Heads Up: Shakespeare's History Plays

Once more unto the Beeb ... the Bard's back on the box

What are we talking about? Four new films, commissioned by the BBC, of William Shakespeare's history plays Richard II, Henry IV Parts I and II, and Henry V.

Elevator pitch Bard on the Beeb: it's a Best-of-British brush-up on the histories.

Prime movers Sam Mendes is exec producer, with Pippa Harris (Call the Midwife) and Gareth Neame (Downton Abbey). Directing Richard II is Headlong/RSC man Rupert Goold, who adapted the script with Ben Power (who adapted Emperor and Galilean for the National). The Henry IVs are adapted and directed by Richard Eyre, and Henry V sees Thea Sharrock (After the Dance) directing.

The stars Ben Whishaw is Richard II; the supporting cast only features Patrick Stewart, Rory Kinnear, David Suchet, David Morrissey, Clemence Poesy, Lindsay Duncan and James Purefoy... And the quality continues in the Henrys: Tom Hiddleston is Hal to Jeremy Irons's Henry IV, with Simon Russell Beale as – who else? – Falstaff, and Julie Walters as Mistress Quickly.
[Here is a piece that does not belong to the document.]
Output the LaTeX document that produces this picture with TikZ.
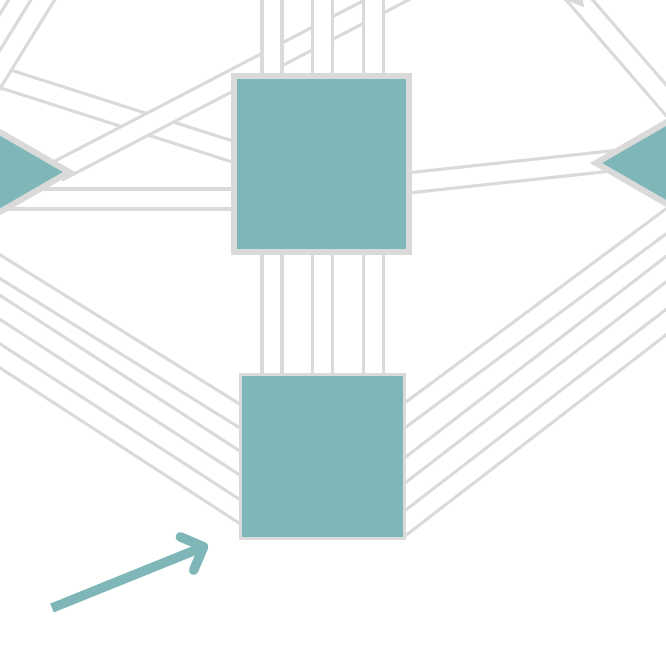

And keep your eyes peeled for Michelle Dockery, Maxine Peake, Niamh Cusack, John Hurt, Iain Glen...

The early buzz The Telegraph seems most excited by the presence of Downton alumni: "Downton Abbey star Michelle Dockery is set to play another lady – this time as part of the BBC's Shakespeare season marking the 2012 London Olympics." The Daily Mail suggests the project is an attempt at highbrowing up the Beeb: "Four of Shakespeare's best-loved history plays are being adapted for BBC2 as part of a move by the broadcaster to answer criticisms it has been dumbing down its classic drama."

Insider knowledge Expect stockings and sceptres: they're set in the historically accurate period – despite Goold wanting to stage a Richard II based on Michael Jackson's life...

It's great that ... a slot on BBC2, not the outer regions of BBC4, should mean a decent audience tuning in for what could have been billed as niche.

It's a shame that ... while there's sackfuls of talent here, much is of a very theatrical bent – hopefully they won't just look like filmed plays, but will make the most of the TV format.

Hit potential Should be a palpable hit, with the potential to be a definitive filmed version of the histories – but then, hours of blank verse may still not appeal to a mass audience.

The details Shakespeare's History Plays will air from the end of June.